University Farm Will Add Mushroom Production


A new crop will soon be popping up at the University Farm.

Bob Johnson, assistant professor of agricultural science, recently applied for and received a specialty crop block grant from the USDA. The two-year award of more than $17,000 will help establish a mushroom cultivation yard at the farm.

“Mushrooms are fun to grow, and we currently have no mushroom production at the farm, so this will be a start,” Johnson said. “They are also a potential income generator for northeast Missouri farms because they can turn unusable land on the edge of pastures into potential profit.”

Once a functional mushroom yard is established, Truman will host workshops for local farmers, ranchers and anyone interested in starting their own production. Johnson predicts the University Farm will produce a variety of mushroom species, including Stropharia, oyster, shitake and lion’s mane mushrooms.

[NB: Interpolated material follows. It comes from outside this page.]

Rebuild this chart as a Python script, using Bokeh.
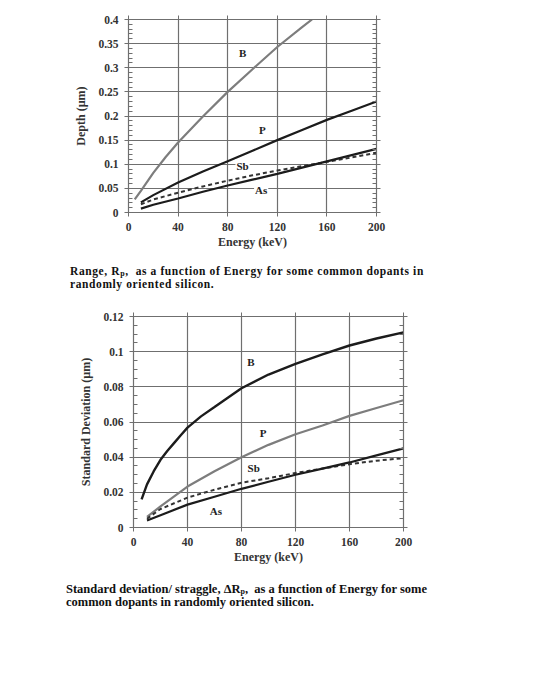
from bokeh.embed import file_html
from bokeh.resources import INLINE
from bokeh.layouts import column, row
from bokeh.models import Range1d, LinearAxis, FixedTicker, Label, Div, Grid, Spacer
from bokeh.plotting import figure

# ---------------- data: Range (depth) vs energy ----------------
b_rng_x = [5, 10, 20, 30, 40, 60, 80, 100, 120, 140, 148]
b_rng_y = [0.027, 0.045, 0.082, 0.115, 0.145, 0.199, 0.25, 0.297, 0.343, 0.384, 0.4]

e_x = [10, 20, 40, 60, 80, 100, 120, 140, 160, 180, 200]
p_rng_y = [0.021, 0.036, 0.062, 0.085, 0.106, 0.128, 0.150, 0.171, 0.192, 0.211, 0.23]
sb_rng_y = [0.017, 0.027, 0.041, 0.054, 0.066, 0.077, 0.087, 0.096, 0.105, 0.114, 0.124]
as_rng_y = [0.008, 0.016, 0.029, 0.043, 0.056, 0.068, 0.080, 0.093, 0.106, 0.119, 0.132]

# ---------------- data: straggle vs energy ----------------
b_std_x = [6, 10, 15, 20, 25, 30, 35, 40, 50, 60, 80, 100, 120, 140, 160, 180, 200]
b_std_y = [0.016, 0.0245, 0.032, 0.0385, 0.0435, 0.048, 0.0525, 0.0568, 0.0632, 0.0685,
           0.0792, 0.087, 0.093, 0.0985, 0.1035, 0.1075, 0.111]
p_std_y = [0.006, 0.012, 0.0233, 0.032, 0.040, 0.047, 0.053, 0.058, 0.0635, 0.068, 0.0724]
sb_std_y = [0.005, 0.0105, 0.017, 0.0215, 0.0255, 0.028, 0.031, 0.0335, 0.036, 0.038, 0.0394]
as_std_y = [0.004, 0.007, 0.013, 0.0175, 0.022, 0.026, 0.030, 0.0335, 0.037, 0.041, 0.045]

x_ticks = [0, 40, 80, 120, 160, 200]
rng_ticks = [0, 0.05, 0.1, 0.15, 0.2, 0.25, 0.3, 0.35, 0.4]
rng_labels = ["0", "0.05", "0.1", "0.15", "0.2", "0.25", "0.3", "0.35", "0.4"]
std_ticks = [0, 0.02, 0.04, 0.06, 0.08, 0.1, 0.12]
std_labels = ["0", "0.02", "0.04", "0.06", "0.08", "0.1", "0.12"]

# curve labels: (text, x, y)
rng_tags = [("B", 92, 0.33), ("P", 108, 0.172), ("Sb", 92, 0.096), ("As", 107, 0.046)]
std_tags = [("B", 87, 0.094), ("P", 96, 0.0535), ("Sb", 89, 0.0336), ("As", 61, 0.0095)]

SERIF = "Liberation Serif"
GRID = "#6f6f6f"
GRAY = "#7d7d7d"
DARK = "#1c1c1c"
LEFT, RIGHT = 120, 20


def style_axis(ax, ticker, labels=None):
    ax.ticker = ticker
    ax.axis_line_color = GRID
    ax.major_tick_line_color = GRID
    ax.minor_tick_line_color = GRID
    ax.major_tick_in = 3
    ax.major_tick_out = 4
    ax.minor_tick_in = 4
    ax.minor_tick_out = 0
    ax.major_label_text_font = SERIF
    ax.major_label_text_font_style = "bold"
    ax.major_label_text_font_size = "11.5px"
    ax.major_label_text_color = "#333333"
    ax.axis_label_text_font = SERIF
    ax.axis_label_text_font_style = "bold"
    ax.axis_label_text_font_size = "12px"
    ax.axis_label_text_color = "#333333"
    if labels is not None:
        ax.major_label_overrides = labels


def make_chart(fw, fh, ymax, yticks, ylabels, ylabel, yminor, tags):
    p = figure(width=LEFT + fw + RIGHT, height=19 + fh + 46,
               x_range=Range1d(0, 200), y_range=Range1d(0, ymax),
               output_backend="svg", toolbar_location=None,
               x_axis_location=None, y_axis_location=None,
               min_border_left=LEFT, min_border_right=RIGHT,
               min_border_top=19, min_border_bottom=46)
    p.outline_line_color = GRID
    p.outline_line_width = 1.2
    p.margin = 0
    # drop the default grids, ours follow the fixed ticks
    p.center = [c for c in p.center if not isinstance(c, Grid)]

    blank_x = {t: "" for t in x_ticks}
    blank_y = {t: "" for t in yticks}

    xb = LinearAxis(axis_label="Energy (keV)")
    style_axis(xb, FixedTicker(ticks=x_ticks))
    xb.major_label_standoff = 6
    xb.axis_label_standoff = 1
    p.add_layout(xb, "below")

    xa = LinearAxis()
    style_axis(xa, FixedTicker(ticks=x_ticks), blank_x)
    xa.major_label_standoff = 0
    p.add_layout(xa, "above")

    yl = LinearAxis(axis_label=ylabel)
    style_axis(yl, FixedTicker(ticks=yticks, minor_ticks=yminor), dict(zip(yticks, ylabels)))
    yl.major_label_standoff = 6
    yl.axis_label_standoff = 7
    yl.major_label_orientation = "horizontal"
    p.add_layout(yl, "left")

    yr = LinearAxis()
    style_axis(yr, FixedTicker(ticks=yticks, minor_ticks=yminor), blank_y)
    yr.major_label_standoff = 0
    p.add_layout(yr, "right")

    p.add_layout(Grid(dimension=0, ticker=FixedTicker(ticks=x_ticks),
                      grid_line_color=GRID, grid_line_width=1.2))
    p.add_layout(Grid(dimension=1, ticker=FixedTicker(ticks=yticks),
                      grid_line_color=GRID, grid_line_width=1.2))

    for t, x, y in tags:
        p.add_layout(Label(x=x, y=y, text=t, text_font=SERIF, text_font_style="bold",
                           text_font_size="11px", text_color="#222222",
                           text_align="center", text_baseline="middle",
                           background_fill_color="white", padding=1))
    return p


# ---------------- chart 1: range ----------------
rng_minor = [i / 100 for i in range(0, 41)]
p1 = make_chart(248, 193, 0.4, rng_ticks, rng_labels, "Depth (\u00b5m)", rng_minor, rng_tags)
p1.line(b_rng_x, b_rng_y, line_color=GRAY, line_width=2.2)
p1.line(e_x, p_rng_y, line_color=DARK, line_width=2.2)
p1.line(e_x, sb_rng_y, line_color="#333333", line_width=2, line_dash="4 3")
p1.line(e_x, as_rng_y, line_color=DARK, line_width=2.2)

# ---------------- chart 2: straggle ----------------
std_minor = [i / 200 for i in range(0, 25)]
p2 = make_chart(270, 211, 0.12, std_ticks, std_labels, "Standard Deviation (\u00b5m)",
                std_minor, std_tags)
p2.line(b_std_x, b_std_y, line_color=DARK, line_width=2.4)
p2.line(e_x, p_std_y, line_color=GRAY, line_width=2.2)
p2.line(e_x, sb_std_y, line_color="#333333", line_width=2, line_dash="4 3")
p2.line(e_x, as_std_y, line_color=DARK, line_width=2.2)

CAP = "font-family:'Liberation Serif'; font-weight:bold; color:#111; white-space:nowrap;"
SUB = '<span style="font-size:8px; line-height:8px; position:relative; top:1px">p</span>'
cap1 = Div(text=('<div style="' + CAP + 'font-size:11.5px; letter-spacing:0.6px; line-height:13px; '
                 'padding-top:7px; padding-left:70px">'
                 'Range, R' + SUB + ',&nbsp; as a function of Energy for some common dopants in<br>'
                 'randomly oriented silicon.</div>'),
           width=537, height=39, margin=0)
cap2 = Div(text=('<div style="' + CAP + 'font-size:12.5px; line-height:13px; '
                 'padding-top:10px; padding-left:66px">'
                 'Standard deviation/ straggle, \u0394R' + SUB + ',&nbsp; as a function of Energy '
                 'for some<br>common dopants in randomly oriented silicon.</div>'),
           width=537, height=60, margin=0)

layout = column(row(Spacer(width=128 - LEFT, height=10, margin=0), p1, margin=0),
                cap1,
                row(Spacer(width=133 - LEFT, height=10, margin=0), p2, margin=0),
                cap2, spacing=0, margin=0)
open("out.html", "w").write(file_html(layout, INLINE))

In addition to workshop attendees, the campus and local school district will see an immediate benefit to the farm’s new crop. Johnson estimates the program could produce hundreds of pounds of mushrooms each year, and much of the yield will be shared with Sodexo for use in the campus dining halls. The Kirksville School District will also be able to incorporate techniques from the farm into its garden curriculum at Ray Miller Elementary School in an effort to build awareness of Missouri specialty crops.

Parts of the University Farm will be prepped for production later this semester, and local workshops are expected to began in early 2024 after a functioning yard has been established.